Union College hosts student film series


By Benjamin Lucas

This Friday, amidst our vast spectrum of art and academic presentations, Union College hosted an afternoon screening of various short films written and produced by students right here on campus. Showcasing different genres and styles, the film program offered visitors a look at our many unique voices and talents. The series kicked off with “Union Baseball Legends,” a film by David Baretti about our very own baseball culture.

“Driven” (Benjamin Foreman, Anders Goetz) examines the frustration of a guy who gets fired from his job, much to the detriment and chastisement of his girlfriend. As he drowns his sorrows in a cup of coffee, he runs into an old friend who immediately offers him a job at a limo service, which we come to find may not just be a limo service, but it is a paycheck. Of course, things go south fast, and he finds that keeping his relationship intact may be the least of his problems.

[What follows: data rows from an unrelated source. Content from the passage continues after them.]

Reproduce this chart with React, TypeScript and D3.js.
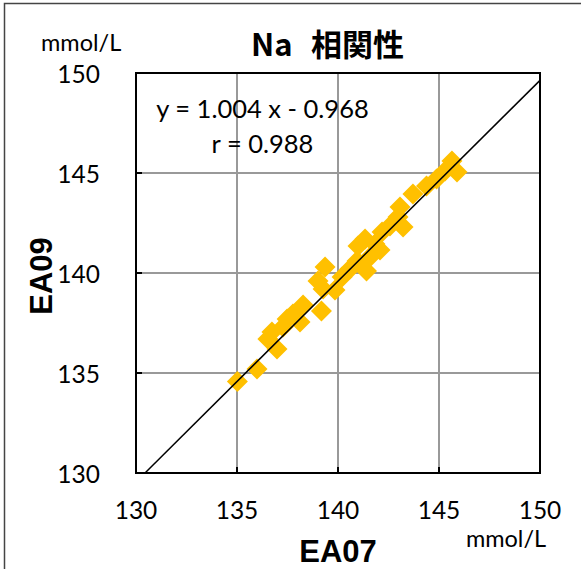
import React from "react";
import * as d3 from "d3";

const ea07 = [135.02, 135.99, 136.53, 136.73, 136.98, 137.28, 137.48, 137.77, 138.12, 138.27, 139.18, 139.26, 139.36, 139.01, 139.85, 140.2, 140.59, 140.94, 140.99, 141.41, 141.58, 142.08, 142.18, 142.57, 143.07, 143.22, 142.97, 143.71, 144.38, 144.88, 145.3, 145.64, 145.89, 141.34, 141.83];
const ea09 = [134.58, 135.2, 136.7, 137.05, 136.2, 137.3, 137.7, 137.95, 137.55, 138.4, 138.1, 139.2, 140.3, 139.6, 139.15, 139.8, 140.2, 140.6, 141.35, 140.1, 140.8, 141.15, 142.05, 142.35, 143.3, 142.3, 142.8, 143.95, 144.35, 144.7, 145.1, 145.6, 145.05, 141.7, 141.45];
const xTicks = [130, 135, 140, 145, 150];
const yTicks = [130, 135, 140, 145, 150];
const slope = 1.004;
const intercept = -0.968;
const eqLabel = "y = 1.004 x - 0.968";
const rLabel = "r = 0.988";
const title = "Na  相関性";
const xTitle = "EA07";
const yTitle = "EA09";
const unit = "mmol/L";

export default function App() {
  const W = 581, H = 569;
  const x = d3.scaleLinear().domain([130, 150]).range([136, 540]);
  const y = d3.scaleLinear().domain([130, 150]).range([473, 73]);
  const font = "Lato, 'Open Sans', sans-serif";
  const bold = "'Liberation Sans', Arial, sans-serif";
  const diamond = "M0,-10.5L10.5,0L0,10.5L-10.5,0Z";
  const x0 = (130 - intercept) / slope;
  const x1 = 150;
  const linePath = d3.line()([
    [x(x0), y(slope * x0 + intercept)],
    [x(x1), y(slope * x1 + intercept)],
  ] as any);
  const titleParts = title.split(/\s+/);
  return (
    <svg width={W} height={H} style={{ position: "absolute", left: 0, top: 0 }}>
      <rect x={0} y={0} width={W} height={H} fill="#fff" />
      <rect x={4.5} y={3.5} width={700} height={700} fill="none" stroke="#444" strokeWidth={1.5} />
      <text x={41} y={51} fontFamily={font} fontSize={23.5} fill="#000">{unit}</text>
      <text y={56} fontFamily="'Noto Sans CJK JP', sans-serif" fontWeight="bold" fontSize={31} fill="#000">
        <tspan x={251}>{titleParts[0]}</tspan>
        <tspan x={311}>{titleParts[1]}</tspan>
      </text>
      {xTicks.slice(1, -1).map((t) => (
        <line key={"gx" + t} x1={x(t)} x2={x(t)} y1={y(150)} y2={y(130)} stroke="#999" strokeWidth={2} />
      ))}
      {yTicks.slice(1, -1).map((t) => (
        <line key={"gy" + t} x1={x(130)} x2={x(150)} y1={y(t)} y2={y(t)} stroke="#999" strokeWidth={2} />
      ))}
      {xTicks.slice(1, -1).map((t) => (
        <line key={"tx" + t} x1={x(t)} x2={x(t)} y1={y(130)} y2={y(130) - 6} stroke="#000" strokeWidth={2} />
      ))}
      {yTicks.slice(1, -1).map((t) => (
        <line key={"ty" + t} x1={x(130)} x2={x(130) + 6} y1={y(t)} y2={y(t)} stroke="#000" strokeWidth={2} />
      ))}
      {ea07.map((v, i) => (
        <path key={"p" + i} d={diamond} transform={`translate(${x(v)},${y(ea09[i])})`} fill="#FFC000" />
      ))}
      <path d={linePath || ""} stroke="#000" strokeWidth={1.5} fill="none" />
      <rect x={x(130)} y={y(150)} width={x(150) - x(130)} height={y(130) - y(150)} fill="none" stroke="#000" strokeWidth={2} />
      {yTicks.map((t) => (
        <text key={"ly" + t} x={100} y={y(t) + 9.5} textAnchor="end" fontFamily={font} fontSize={24.5} fill="#000">{t}</text>
      ))}
      {xTicks.map((t) => (
        <text key={"lx" + t} x={x(t)} y={519} textAnchor="middle" fontFamily={font} fontSize={24.5} fill="#000">{t}</text>
      ))}
      <text x={506} y={547} textAnchor="middle" fontFamily={font} fontSize={23.5} fill="#000">{unit}</text>
      <text x={338} y={562} textAnchor="middle" fontFamily={bold} fontWeight="bold" fontSize={31} fill="#000">{xTitle}</text>
      <text transform={`translate(52,276) rotate(-90)`} textAnchor="middle" fontFamily={bold} fontWeight="bold" fontSize={31} fill="#000">{yTitle}</text>
      <text x={262.5} y={118} textAnchor="middle" fontFamily={font} fontSize={25.5} fill="#000">{eqLabel}</text>
      <text x={262.5} y={153} textAnchor="middle" fontFamily={font} fontSize={25.5} fill="#000">{rLabel}</text>
    </svg>
  );
}
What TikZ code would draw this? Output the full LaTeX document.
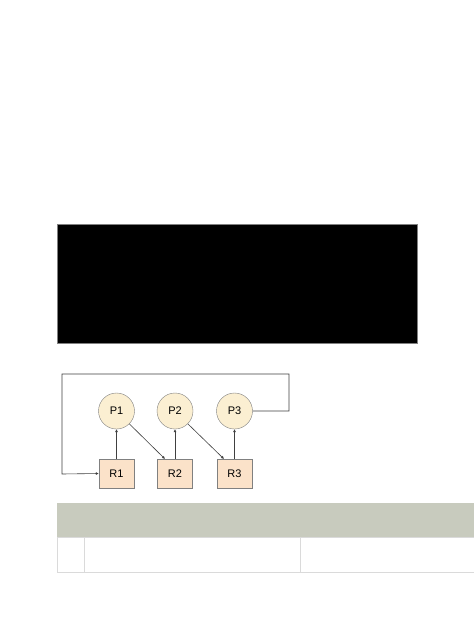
\documentclass[tikz,border=0pt]{standalone}
\usepackage{fontspec}
\setmainfont{Liberation Sans}
\usetikzlibrary{arrows.meta}
\definecolor{pfill}{HTML}{FBEFD2}
\definecolor{rfill}{HTML}{FBE2C9}
\definecolor{edge}{HTML}{808080}
\definecolor{hdr}{HTML}{C8CBBE}
\definecolor{grid}{HTML}{DADADA}
\begin{document}
\begin{tikzpicture}[x=1pt,y=-1pt,
  proc/.style={circle,draw=edge,fill=pfill,minimum size=36pt,inner sep=0pt,font=\fontsize{11}{13}\selectfont},
  res/.style={rectangle,draw=edge,fill=rfill,minimum width=35pt,minimum height=29pt,inner sep=0pt,font=\fontsize{11}{13}\selectfont},
  conn/.style={draw=black!75,line width=0.6pt,-{Latex[length=3pt,width=3pt]}}]
\useasboundingbox (0,0) rectangle (474,632);
\fill[white] (0,0) rectangle (474,632);
% black block
\fill[black] (57,224) rectangle (417,343);
\draw[edge,line width=0.5pt] (57,224) rectangle (417,343);
% nodes
\node[proc] (P1) at (116.5,411) {P1};
\node[proc] (P2) at (175,411) {P2};
\node[proc] (P3) at (234.5,411) {P3};
\node[res] (R1) at (116.5,473.5) {R1};
\node[res] (R2) at (175,473.5) {R2};
\node[res] (R3) at (234.5,473.5) {R3};
\coordinate (c1) at (289,411);
\coordinate (c2) at (289,374);
\coordinate (c3) at (62,374);
\coordinate (c4) at (62,474);
\coordinate (t2) at (165,459);
\coordinate (t3) at (224,459);
% connectors
\draw[conn] (R1.north) -- (P1.south);
\draw[conn] (R2.north) -- (P2.south);
\draw[conn] (R3.north) -- (P3.south);
\draw[conn] (P1.-45) -- (t2);
\draw[conn] (P2.-45) -- (t3);
\draw[conn] (P3.east) -- (c1) -- (c2) -- (c3) -- (c4) -- (R1.west);
% table
\fill[hdr] (57,503) rectangle (474,537);
\draw[grid,line width=0.6pt] (57,537) -- (474,537);
\draw[grid,line width=0.6pt] (57,572) -- (474,572);
\draw[grid,line width=0.6pt] (57,537) -- (57,572);
\draw[grid,line width=0.6pt] (84,537) -- (84,572);
\draw[grid,line width=0.6pt] (300,537) -- (300,572);
\end{tikzpicture}
\end{document}
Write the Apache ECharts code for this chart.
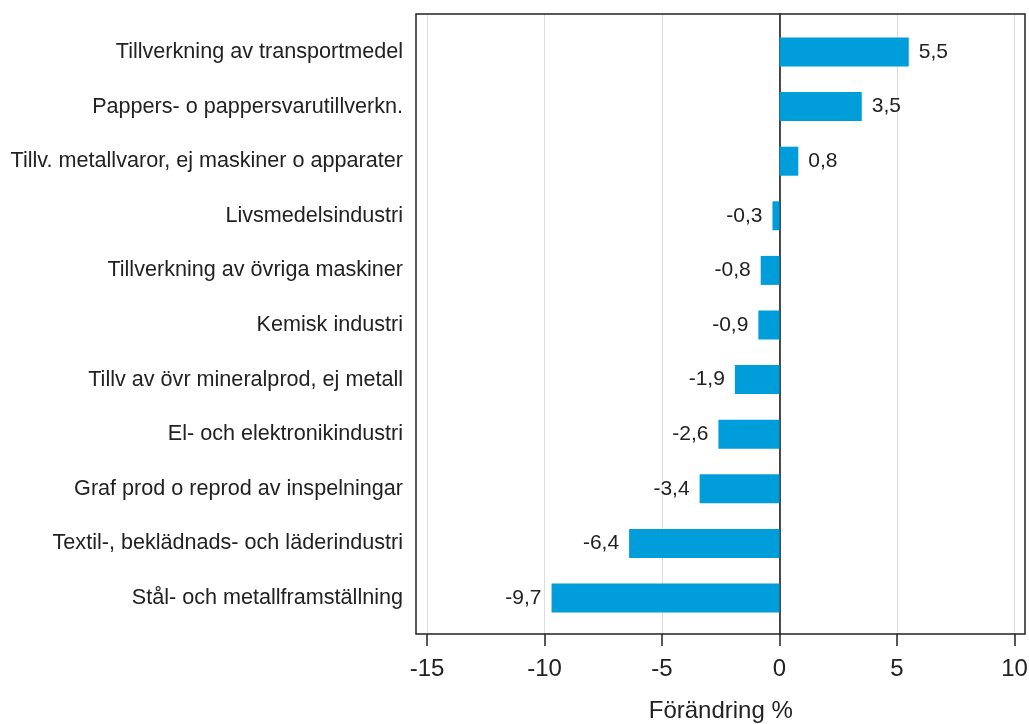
<!DOCTYPE html>
<html>
<head>
<meta charset="utf-8">
<script src="https://cdn.jsdelivr.net/npm/echarts@6/dist/echarts.min.js"></script>
<style>
  html, body { margin: 0; padding: 0; background: #fff; }
  #chart { width: 1029px; height: 724px; }
</style>
</head>
<body>
<div id="chart"></div>
<script>
const categories = [
  'Tillverkning av transportmedel',
  'Pappers- o pappersvarutillverkn.',
  'Tillv. metallvaror, ej maskiner o apparater',
  'Livsmedelsindustri',
  'Tillverkning av övriga maskiner',
  'Kemisk industri',
  'Tillv av övr mineralprod, ej metall',
  'El- och elektronikindustri',
  'Graf prod o reprod av inspelningar',
  'Textil-, beklädnads- och läderindustri',
  'Stål- och metallframställning'
]
const changes = [5.5, 3.5, 0.8, -0.3, -0.8, -0.9, -1.9, -2.6, -3.4, -6.4, -9.7]
const xMin = -15
const xMax = 10
const xStep = 5
const axisTitle = 'Förändring %'

const font = '"Liberation Sans", Arial, sans-serif'
const fmt = v => String(v).replace('.', ',')

const myChart = echarts.init(document.getElementById('chart'))

myChart.setOption({
  backgroundColor: '#fff',
  animation: false,
  grid: [
    // frame grid: gridlines, ticks, zero line
    { left: 427, right: 14.5, top: 14, bottom: 90, outerBoundsMode: 'none' },
    // bar grid
    { left: 427, right: 14.5, top: 24.7, bottom: 98.7, outerBoundsMode: 'none' }
  ],
  xAxis: [
    {
      gridIndex: 0, type: 'value', position: 'bottom',
      min: xMin, max: xMax, interval: xStep,
      axisLine: { show: false, onZero: false },
      axisTick: { show: true, inside: false, length: 12, lineStyle: { color: '#222', width: 1.5 } },
      splitLine: { show: true, lineStyle: { color: '#dcdcdc', width: 1 } },
      axisLabel: { color: '#222', fontFamily: font, fontSize: 24, margin: 23 },
      name: axisTitle, nameLocation: 'middle', nameGap: 65,
      nameTextStyle: { color: '#222', fontFamily: font, fontSize: 24 }
    },
    {
      gridIndex: 1, type: 'value', min: xMin, max: xMax, interval: xStep,
      show: false
    }
  ],
  yAxis: [
    {
      gridIndex: 0, type: 'category', data: categories, inverse: true,
      axisLine: { show: true, onZero: true, lineStyle: { color: '#111', width: 1.5 } },
      axisTick: { show: false }, axisLabel: { show: false }, splitLine: { show: false }
    },
    {
      gridIndex: 1, type: 'category', data: categories, inverse: true,
      axisLine: { show: false }, axisTick: { show: false },
      axisLabel: { color: '#222', fontFamily: font, fontSize: 21.6, margin: 24 }
    }
  ],
  series: [{
    type: 'bar',
    xAxisIndex: 1, yAxisIndex: 1,
    data: changes.map(v => ({
      value: v,
      // negative bars carry their label on the left
      label: { position: v < 0 ? 'left' : 'right' }
    })),
    barWidth: 29,
    itemStyle: { color: '#009ddb' },
    label: {
      show: true,
      color: '#222', fontFamily: font, fontSize: 21,
      distance: 10,
      formatter: p => fmt(p.value)
    }
  }],
  graphic: [{
    type: 'rect', z: 100, silent: true,
    shape: { x: 416, y: 14, width: 609, height: 620 },
    style: { fill: 'none', stroke: '#222', lineWidth: 1.5 }
  }]
})
</script>
</body>
</html>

Up next was “I Can’t Spell Sk-nek-tuh-dy,” a film that was described as experimental by its director, Benjamin Densieski, moments before our viewing. Comprised mostly of archived footage, we were treated to a look at our college town through Densieski’s lens spliced between stretches of Reagan speeches and General Electric propaganda. The film revels in jarring tonal shifts, from an early transition between a police shooting and cheery vintage b-roll, and then we’re back to an oddly muted present day in the same breath. This is far from a thorough history of Schenectady, but its distinct voice encapsulates something about our local area in a way that a more conventional documentary couldn’t.

The festival continued with “Brutes,” directed by Kewan Harrison and Joseph Laub and made outside the film program by their UCTV club, features actors from around Schenectady in a mob tale set primarily at a poker game, and then finished off with “For a Smoke,” about a soldier stuck behind enemy lines haunted by memories of a broken relationship (directed by Joseph Laub, Mollie Orr, and Sarang Sharma). These two in particular were examples of refined technical prowess, and both featured a quick cutaway from an explosion.

After the films followed a brief Q&A, where each of the filmmakers described their experiences working in the film department. That the department’s resources allowed these people to create five very different products, filmed mere blocks from Union College, is admirable. With hope, we will see these names on an even bigger screen.